New study reveals toxic chemicals in most children's car seats

Toxic flame retardant chemicals in car seats can cause negative health effects

DETROIT – Ecology Center’s Healthy Stuff program released test results and product ratings Monday in its new 2018 report, Hidden Hazards: Flame Retardants and PFAS in Children’s Car Seats.

The Ecology Center has been tracking changes in toxic chemical additives of popular car seat brands since 2006.

The center collaborated with researchers from Indiana University and the University of Notre Dame to incorporate detailed analytical results into the Healthy Stuff report as well as for publication Monday in the peer-reviewed journal Environmental Science & Technology Letters.

The peer-reviewed letter is the first-ever report in scientific literature of the presence of a new flame retardant chemical in child car seats in North America.  

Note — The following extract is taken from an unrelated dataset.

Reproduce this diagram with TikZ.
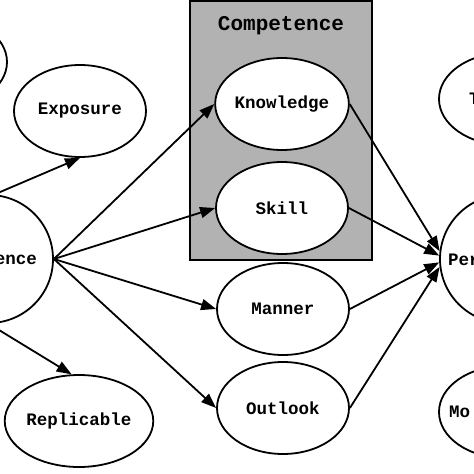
\documentclass[tikz,border=0pt]{standalone}
\usepackage{fontspec}
\setmonofont{Liberation Mono}
\usetikzlibrary{shapes.geometric,arrows.meta}
\begin{document}
\begin{tikzpicture}[x=1pt,y=-1pt,
  every node/.style={font=\ttfamily\bfseries\fontsize{17.5}{20}\selectfont},
  oval/.style={draw, ellipse, line width=1.8pt, fill=white, minimum width=132pt, minimum height=92pt, inner sep=0pt},
  bigoval/.style={draw, ellipse, line width=1.8pt, fill=white, minimum width=128pt, minimum height=128pt, inner sep=0pt},
  lbl/.style={inner sep=0pt},
  edge/.style={line width=1.8pt, -{Triangle[length=15pt,width=11pt]}}]
\clip (0,0) rectangle (474,474);
\fill[white] (0,0) rectangle (474,474);
% cluster box
\node (box) [draw, line width=2pt, fill=gray!60, minimum width=182pt, minimum height=259pt, inner sep=0pt] at (281,130.5) {};
\node (boxtitle) [font=\ttfamily\bfseries\fontsize{21}{24}\selectfont] at (281,26) {Competence};
% nodes
\node (tl) [oval] at (-59,62) {};
\node (expo) [oval] at (80,111) {Exposure};
\node (exp) [bigoval] at (-11,259) {};
\node (expt) [lbl, anchor=east] at (37,260) {ence};
\node (repl) [oval] at (79,421) {Replicable};
\node (know) [oval] at (282,104) {Knowledge};
\node (skill) [oval] at (282,208) {Skill};
\node (man) [oval] at (283,309) {Manner};
\node (out) [oval] at (283,408) {Outlook};
\node (t) [oval] at (505,99) {};
\node (tt) [lbl, anchor=west] at (469,99) {T};
\node (per) [bigoval] at (504,259) {};
\node (pert) [lbl, anchor=west] at (448,260) {Per};
\node (mo) [oval] at (505,412) {};
\node (mot) [lbl, anchor=west] at (449,412) {Mo};
% edges
\draw[edge] (exp.85) -- (expo.south);
\draw[edge] (exp.south) -- (repl.99);
\draw[edge] (exp.east) -- (know.west);
\draw[edge] (exp.east) -- (skill.west);
\draw[edge] (exp.east) -- (man.west);
\draw[edge] (exp.east) -- (out.west);
\draw[edge] (know.east) -- (per.173);
\draw[edge] (skill.east) -- (per.177);
\draw[edge] (man.east) -- (per.183);
\draw[edge] (out.east) -- (per.187);
\end{tikzpicture}
\end{document}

View car seat test results and rankings

Testing also confirmed that three companies now offer a car seat that does not contain added toxic flame retardant chemicals including Uppababy Mesa, Jordan and Henry models (infant); Clek Fllo, Mammoth (convertible); and Nuna Pipa Lite, Fog (infant).

Public health groups from across the country are united in a national effort to update the government’s decades-old flammability standards, by publicly calling for the National Highway Traffic Safety Administration to update its flammability standards in this Change.org petition, allowing more parents the ability to purchase toxin-free car seats.  

   Compared with Ecology Center’s 2016 report, this year’s study shows there are fewer car seats with brominated flame retardants than in previous years. However, there is an increase in the use of phosphorus-based flame retardants, including the newly reported cyclic phosphonate ester.

“The switch from brominated to phosphorus-based flame retardants isn’t necessarily a move to safer chemistry,” explained Gillian Miller, senior scientist at Ecology Center. “Several commonly used phosphorus-based flame retardants show significant endocrine and developmental toxicity and also are persistent in our environment.” 

Toxic flame retardant chemicals used in children’s car seats can harm major systems in the body, including the hormone, developmental, reproductive, neurological and immune systems.

These chemicals pose the greatest risk to babies while their organs are still developing (prenatal and postnatal).

Exposures to toxic flame retardants have been associated with an array of negative health effects including reduced IQ, developmental delays, autism, hormone disruption, reproductive harm, obesity and cancer.